Между окнами желтого, казенного здания над обоими повисали ряды каменных морд; каждая висла над гербом, оплетенным гирляндою.
Так проговорили они всю дорогу.
И вот уже – Мойка: то же светлое, трехэтажное пятиколонное здание александровской эпохи; и та же все полоса орнаментной лепки над вторым этажом: круг за кругом; в круге же римская каска на перекрещенных мечах. Они миновали уж здание; вон за зданием – дом; и вон – окна… Офицер остановился у дома и отчего-то вдруг вспыхнул; и вспыхнув, сказал:
– «Ну, прощайте… вам дальше?..»
Сердце Николая Аполлоновича усиленно застучало; что-то спросить собирался он; и – нет: не спросил; он теперь стоял одиноко перед захлопнутой дверью; воспоминанья о неудачной любви, верней – чувственного влечения, – воспоминания эти охватили его; и сильнее забились синеватые, височные жилки; он теперь обдумывал свою месть: надругательство над чувствами его оскорбившей особы, проживающей в этом подъезде; он обдумывал свою месть вот уж около месяца; и – пока об этом ни слова!
То же светлое, пятиколонное здание с полосою орнаментной лепки: круг за кругом; в круге же римская каска на перекрещенных мечах…
……………………..
Огненным мороком вечером залит проспект. Ровно высятся яблоки электрических светов посередине. По бокам же играет переменный блеск вывесок; здесь, здесь и здесь вспыхнут вдруг рубины огней; вспыхнут там – изумруды. Мгновение: там – рубины; изумруды же – здесь, здесь и здесь.
Огненным мороком вечером залит Невский. И горят бриллиантовым светом стены многих домов: ярко искрятся из алмазов сложенные слова: «
Но если бы ты, безумец, дерзнул пойти навстречу Геенне, ярко-кровавый, издали тебя ужаснувший блеск медленно растворился бы в белесоватую, не вовсе чистую светлость, многоогневыми обстал бы домами, – и только: наконец распался бы на многое множество огоньков.

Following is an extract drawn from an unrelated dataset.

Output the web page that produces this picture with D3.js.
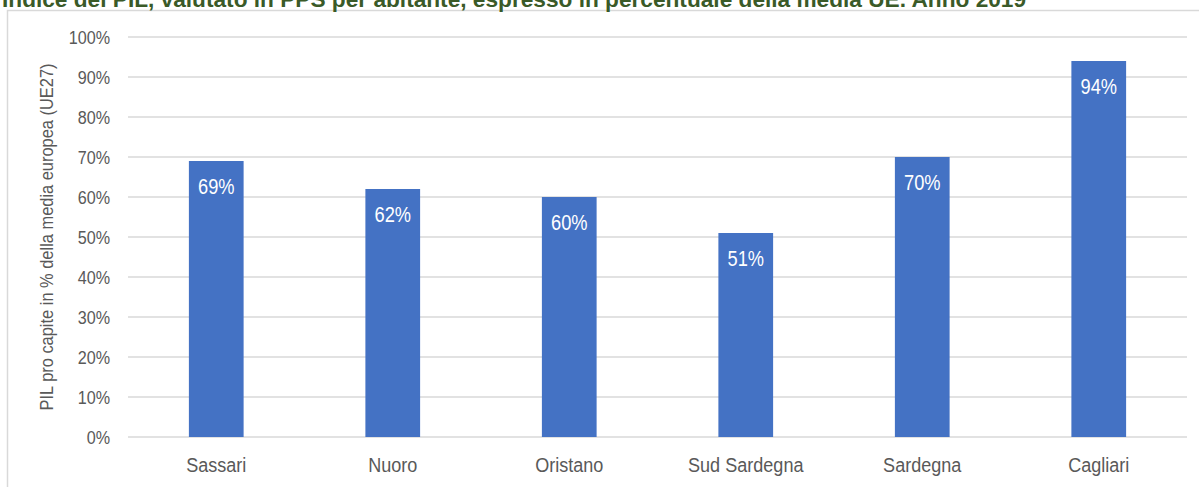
<!DOCTYPE html>
<html><head><meta charset="utf-8">
<script src="https://cdn.jsdelivr.net/npm/d3@7"></script>
<style>html,body{margin:0;padding:0;background:#fff;overflow:hidden}</style>
</head><body>
<svg id="c" width="1199" height="487"></svg>
<script>
const categories = ["Sassari","Nuoro","Oristano","Sud Sardegna","Sardegna","Cagliari"];
const values = [69, 62, 60, 51, 70, 94];
const yTicks = [0,10,20,30,40,50,60,70,80,90,100];
const title = "Indice del PIL, valutato in PPS per abitante, espresso in percentuale della media UE. Anno 2019";
const yTitle = "PIL pro capite in % della media europea (UE27)";

const FONT = "'Liberation Sans',Arial,sans-serif";
const svg = d3.select("#c");
const W = 1199, H = 487;
const m = {left:128, right:12, top:37, bottom:50};

// frame
svg.append("path").attr("d", `M7.5,${H} V10.5 H${W}`).attr("fill","none").attr("stroke","#d9d9d9").attr("stroke-width",1.5);

// title
const t = svg.append("text").attr("x",2).attr("y",6.5).attr("fill","#3a5a28")
  .attr("font-family",FONT).attr("font-weight","bold").attr("font-size",19).text(title);
const tw = t.node().getComputedTextLength();
t.attr("font-size", 19*1025/tw);

const x = d3.scaleBand().domain(categories).range([m.left, W-m.right]).paddingInner(0.69).paddingOuter(0.345);
const y = d3.scaleLinear().domain([0,100]).range([H-m.bottom, m.top]);

// gridlines
svg.append("g").selectAll("line").data(yTicks).join("line")
  .attr("x1",m.left).attr("x2",W-m.right)
  .attr("y1",d=>y(d)).attr("y2",d=>y(d))
  .attr("stroke","#d9d9d9").attr("stroke-width",1.5);

// helper: condensed text via horizontal scale
function narrow(sel, sx){
  sel.each(function(){
    const el = d3.select(this);
    const px = +el.attr("x") || 0, py = +el.attr("y") || 0;
    el.attr("x",0).attr("y",0).attr("transform",`translate(${px},${py}) scale(${sx},1)`);
  });
}

// y axis labels
const yAxis = d3.axisLeft(y).tickValues(yTicks).tickFormat(d=>d+"%").tickSize(0).tickPadding(0);
const ya = svg.append("g").attr("transform","translate(110,0)").call(yAxis);
ya.select(".domain").remove();
ya.selectAll("text").attr("font-family",FONT).attr("font-size",19).attr("fill","#595959").attr("dy","0.36em");
narrow(ya.selectAll("text"), 0.85);

// bars
svg.append("g").selectAll("rect").data(values).join("rect")
  .attr("x",(d,i)=>x(categories[i])).attr("width",x.bandwidth())
  .attr("y",d=>y(d)).attr("height",d=>y(0)-y(d)).attr("fill","#4472c4");

// value labels
const vl = svg.append("g").selectAll("text").data(values).join("text")
  .attr("x",(d,i)=>x(categories[i])+x.bandwidth()/2).attr("y",d=>y(d)+33)
  .attr("text-anchor","middle").attr("fill","#fff").attr("font-family",FONT).attr("font-size",22)
  .text(d=>d+"%");
narrow(vl, 0.83);

// x axis labels
const xAxis = d3.axisBottom(x).tickSize(0).tickPadding(0);
const xa = svg.append("g").attr("transform",`translate(0,${y(0)})`).call(xAxis);
xa.select(".domain").remove();
xa.selectAll("text").attr("font-family",FONT).attr("font-size",21).attr("fill","#595959").attr("dy",null).attr("y",35);
narrow(xa.selectAll("text"), 0.86);

// y title
const yt = svg.append("text").attr("text-anchor","middle").attr("font-family",FONT).attr("font-size",19).attr("fill","#595959").text(yTitle);
const yl = yt.node().getComputedTextLength();
yt.attr("transform",`translate(53,${(y(0)+y(100))/2}) rotate(-90) scale(${347/yl},1)`);
</script>
</body></html>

Никакой Геенны и не было б.
…………………….
Николай Аполлонович Невского не видал, в глазах его был тот же все домик: окна, тени за окнами; за окнами, может быть, веселые голоса: желтого кирасира, барона Оммау-Оммергау; синего кирасира, графа Авена и ее – ее голос… Вот, сидит Сергей Сергеич, офицер, и вставляет, быть может, в веселые шутки:
– «А я шел сейчас с Николаем Аполлоновичем Аблеуховым…»

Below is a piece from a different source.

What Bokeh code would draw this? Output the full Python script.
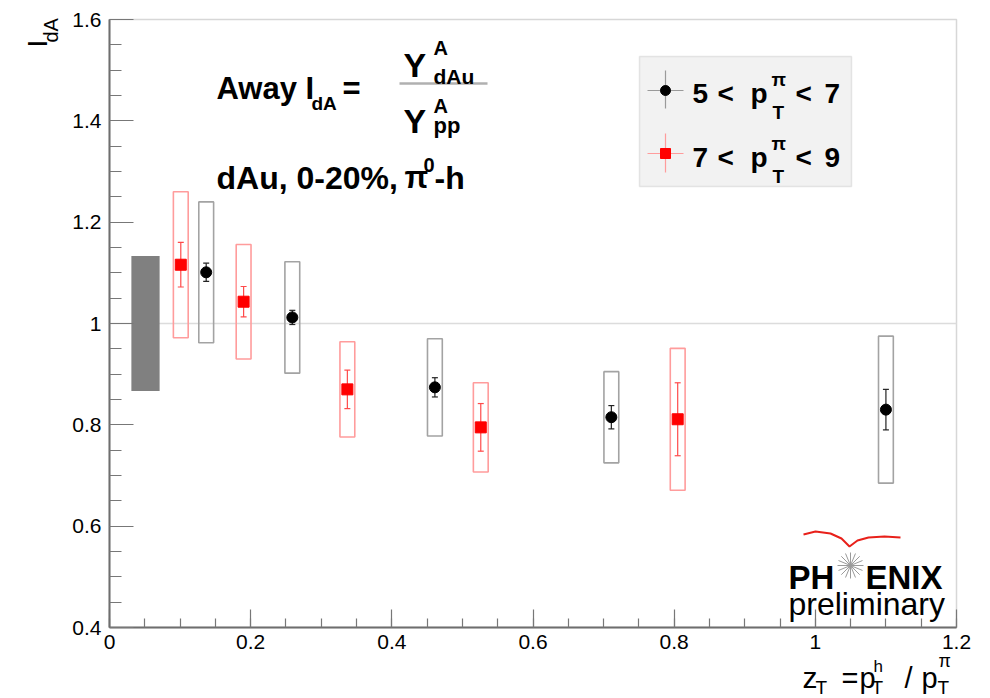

Да, Аполлон Аполлонович вспомнил: недавно услышал он про себя одну беззлобную шутку. Говорили чиновники:
– «Наш Нетопырь (прозвище Аполлона Аполлоновича в Учреждении), пожимая руки просителям, поступает совсем не по типу чиновников Гоголя; пожимая руки просителям, не берет гаммы рукопожатий от совершенного презрения, чрез невнимание, к непрезрению вовсе: от коллежского регистратора к статскому…»
И на это заметили:
– «Он берет всего одну ноту: презрения…»
Тут вмешались заступники:
– «Господа, оставьте пожалуйста: это – от геморроя…»
И все согласились.
Дверь распахнулась: вошел Аполлон Аполлонович. Шутка испуганно оборвалась (так юркий мышонок влетает стремительно в щелку, едва войдете вы в комнату). Но Аполлон Аполлонович не обижался на шутки; да и, кроме того, тут была доля истины: геморроем страдал он.
Аполлон Аполлонович подошел к окну; две детские головки в окнах там стоящего дома увидели против себя за стеклом там стоящего дома лицевое пятно неизвестного старичка.

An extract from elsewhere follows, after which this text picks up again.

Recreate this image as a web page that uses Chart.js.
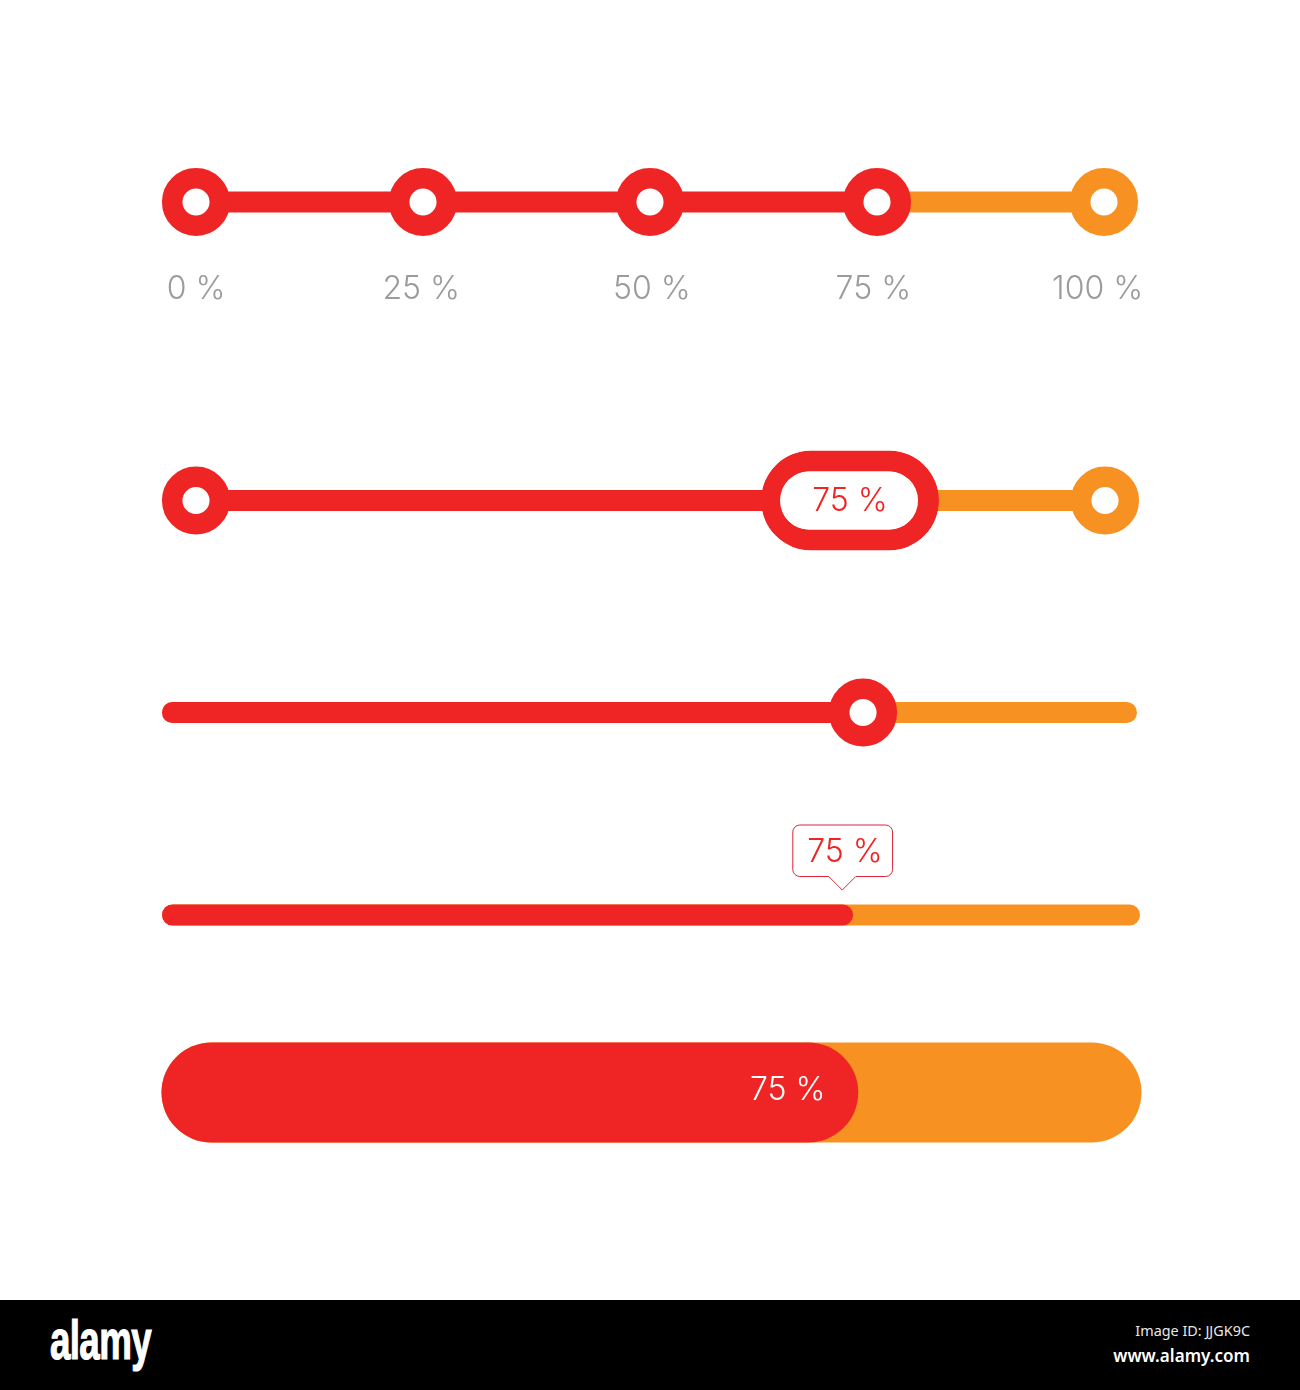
<!DOCTYPE html>
<html>
<head>
<meta charset="utf-8">
<title>Progress bars</title>
<script src="https://cdn.jsdelivr.net/npm/chart.js@4/dist/chart.umd.min.js"></script>
<style>
html,body{margin:0;padding:0;background:#fff;}
#page{position:relative;width:1300px;height:1390px;overflow:hidden;background:#fff;}
canvas{position:absolute;left:0;display:block;}
#footer{position:absolute;left:0;top:1300px;width:1300px;height:90px;background:#000;color:#fff;}
#logo{position:absolute;left:50px;top:6px;font:bold 56px/1.2 "Liberation Sans",sans-serif;transform-origin:0 50%;white-space:nowrap;letter-spacing:-1px;-webkit-text-stroke:1.2px #fff;}
#imgid{position:absolute;right:50px;top:21px;font:400 14.4px/20px "Noto Sans",sans-serif;color:#e8e8e8;white-space:nowrap;}
#site{position:absolute;right:50px;top:44px;font:600 17.1px/24px "Noto Sans",sans-serif;white-space:nowrap;}
</style>
</head>
<body>
<div id="page">
<canvas id="row1" width="1300" height="164" style="top:160px"></canvas>
<canvas id="row2" width="1300" height="121" style="top:440px"></canvas>
<canvas id="row3" width="1300" height="85" style="top:670px"></canvas>
<canvas id="row4" width="1300" height="200" style="top:815px"></canvas>
<canvas id="row5" width="1300" height="121" style="top:1032px"></canvas>
<div id="footer">
<div id="logo">alamy</div>
<div id="imgid">Image ID: JJGK9C</div>
<div id="site">www.alamy.com</div>
</div>
</div>
<script>
// ---- data (percent along each track) ----
const stepLabels = ['0 %', '25 %', '50 %', '75 %', '100 %'];
const stepLabelAt = [0, 24.8, 50.2, 74.6, 99.3];
const doneSteps = [0, 25, 50, 75];
const restSteps = [75, 100];

const pillLine = [0, 71.95];
const pillRest = [71.95, 100];
const pillRange = [62.16, 81.74];
const pillLabelAt = 71.95;

const knobValue = 71.9;
const knobTrack = [0, 100];

const calloutBar = [0, 70.66];
const calloutTrack = [0, 100];
const calloutBox = [64.5, 74.7];
const calloutTip = 69.56;
const calloutLabelAt = 69.84;

const thickBar = [0, 71.1];
const thickTrack = [0, 100];
const thickLabelAt = 63.9;

const valueLabel = '75 %';
const rowLabels = ['track'];

// ---- styles ----
const RED = '#EE2524', ORANGE = '#F79122', GREY = '#9B9B9B';
const TEXT_FONT = '300 32px Inter, sans-serif';

function pts(values){ return values.map(v => ({x: v, y: rowLabels[0]})); }

function ring(color, order, values, showPoint){
  return {type:'scatter', indexAxis:'x', data:pts(values), showLine:true, order,
    borderColor:color, backgroundColor:'#fff', borderWidth:21, clip:false,
    pointBackgroundColor:'#fff', pointBorderColor:color, pointBorderWidth:20.5,
    pointRadius:(c)=> showPoint(values[c.dataIndex]) ? 23.8 : 0, pointHoverRadius:0, tension:0};
}
function knob(color, order, value){
  return {type:'scatter', indexAxis:'x', data:pts([value]), showLine:false, order, clip:false,
    pointBackgroundColor:'#fff', pointBorderColor:color, pointBorderWidth:20.5, pointRadius:23.8};
}
function bar(range, color, order, thickness, radius){
  return {type:'bar', data:[range], backgroundColor:color, order, grouped:false, barThickness:thickness,
    borderRadius:radius, borderSkipped:false, inflateAmount:0, clip:false};
}

const textPlugin = {
  id:'valueText',
  afterDatasetsDraw(chart, args, o){
    if(!o || !o.text) return;
    const ctx = chart.ctx, x = chart.scales.x.getPixelForValue(o.at);
    const mid = chart.scales.y.getPixelForValue(0);
    ctx.save();
    if(o.callout){
      const left = chart.scales.x.getPixelForValue(o.callout.box[0]);
      const right = chart.scales.x.getPixelForValue(o.callout.box[1]);
      const tip = chart.scales.x.getPixelForValue(o.callout.tip);
      const top = mid-90, bottom = mid-38.5, r = 7;
      ctx.beginPath();
      ctx.moveTo(left+r, top);
      ctx.lineTo(right-r, top); ctx.arcTo(right, top, right, top+r, r);
      ctx.lineTo(right, bottom-r); ctx.arcTo(right, bottom, right-r, bottom, r);
      ctx.lineTo(tip+13.5, bottom); ctx.lineTo(tip, mid-25); ctx.lineTo(tip-13.5, bottom);
      ctx.lineTo(left+r, bottom); ctx.arcTo(left, bottom, left, bottom-r, r);
      ctx.lineTo(left, top+r); ctx.arcTo(left, top, left+r, top, r);
      ctx.closePath();
      ctx.fillStyle = '#fff'; ctx.fill();
      ctx.strokeStyle = '#D9263A'; ctx.lineWidth = 1; ctx.stroke();
    }
    ctx.font = TEXT_FONT; ctx.fillStyle = o.color;
    ctx.textAlign = 'center'; ctx.textBaseline = 'middle';
    ctx.fillText(o.text, x, mid + o.dy);
    ctx.restore();
  }
};

function makeChart(id, datasets, zeroPx, fullPx, text, xExtra){
  const unit = (fullPx - zeroPx) / 100;
  const x = Object.assign({type:'linear', min:-zeroPx/unit, max:(1300-zeroPx)/unit, display:false, grid:{display:false}}, xExtra || {});
  return new Chart(document.getElementById(id), {
    type:'bar',
    data:{labels:rowLabels, datasets},
    options:{
      responsive:false, animation:false, devicePixelRatio:1, indexAxis:'y',
      layout:{padding:0, autoPadding:false},
      events:[],
      plugins:{legend:{display:false}, tooltip:{enabled:false}, title:{display:false}, valueText:text||{}},
      scales:{x, y:{type:'category', labels:rowLabels, offset:true, display:false, grid:{display:false}}}
    },
    plugins:[textPlugin]
  });
}

// Row 1: stepper with labelled stops
makeChart('row1', [ring(RED, 1, doneSteps, ()=>true), ring(ORANGE, 2, restSteps, v=>v===100)], 196, 1104, null, {
  display:true,
  position:'bottom',
  border:{display:false},
  grid:{display:false, drawTicks:false},
  afterBuildTicks(s){ s.ticks = stepLabelAt.map(value => ({value})); },
  afterFit(s){ s.height = 80; },
  ticks:{autoSkip:false, maxRotation:0, minRotation:0, padding:26, color:GREY, font:{family:'Inter', size:32, weight:300},
    callback:(v,i)=>stepLabels[i]}
});

// Row 2: stepper ends with a pill
const endPoint = v => v === 0 || v === 100;
const pill = bar(pillRange, '#fff', 0, 100, 50);
pill.borderColor = RED; pill.borderWidth = {left:19, right:21, top:21, bottom:21};
makeChart('row2', [pill, ring(RED, 1, pillLine, endPoint), ring(ORANGE, 2, pillRest, endPoint)], 196, 1105,
  {text:valueLabel, at:pillLabelAt, color:RED, dy:1});

// Row 3: slider with a knob
makeChart('row3', [knob(RED, 0, knobValue), bar([0, knobValue], RED, 1, 21, 10.5), bar(knobTrack, ORANGE, 2, 21, 10.5)], 162, 1137);

// Row 4: thin bar with a callout
makeChart('row4', [bar(calloutBar, RED, 1, 21, 10.5), bar(calloutTrack, ORANGE, 2, 21, 10.5)], 162, 1140,
  {text:valueLabel, at:calloutLabelAt, color:RED, dy:-63, callout:{box:calloutBox, tip:calloutTip}});

// Row 5: thick bar with an inside label
makeChart('row5', [bar(thickBar, RED, 1, 100, 50), bar(thickTrack, ORANGE, 2, 100, 50)], 161.5, 1141.5,
  {text:valueLabel, at:thickLabelAt, color:'#fff', dy:-2});

// footer logo width
const logo = document.getElementById('logo');
logo.style.transform = 'scaleX(' + (101 / logo.getBoundingClientRect().width) + ')';
</script>
</body>
</html>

И головки там в окнах пропали.
………………………
Здесь, в кабинете высокого Учреждения, Аполлон Аполлонович воистину вырастал в некий центр: в серию государственных учреждений, кабинетов и зеленых столов (только более скромно обставленных). Здесь он являлся силовой излучающей точкою, пересечением сил и импульсом многочисленных, многосоставных манипуляций. Здесь Аполлон Аполлонович был силой в ньютоновском смысле; а сила в ньютоновском смысле, как, верно, неведомо вам, есть оккультная сила.
Здесь был он последней инстанцией – донесений, прошений и телеграмм.
Инстанцию эту в государственном организме он относил не к себе: к заключенному в себе центру – к сознанию.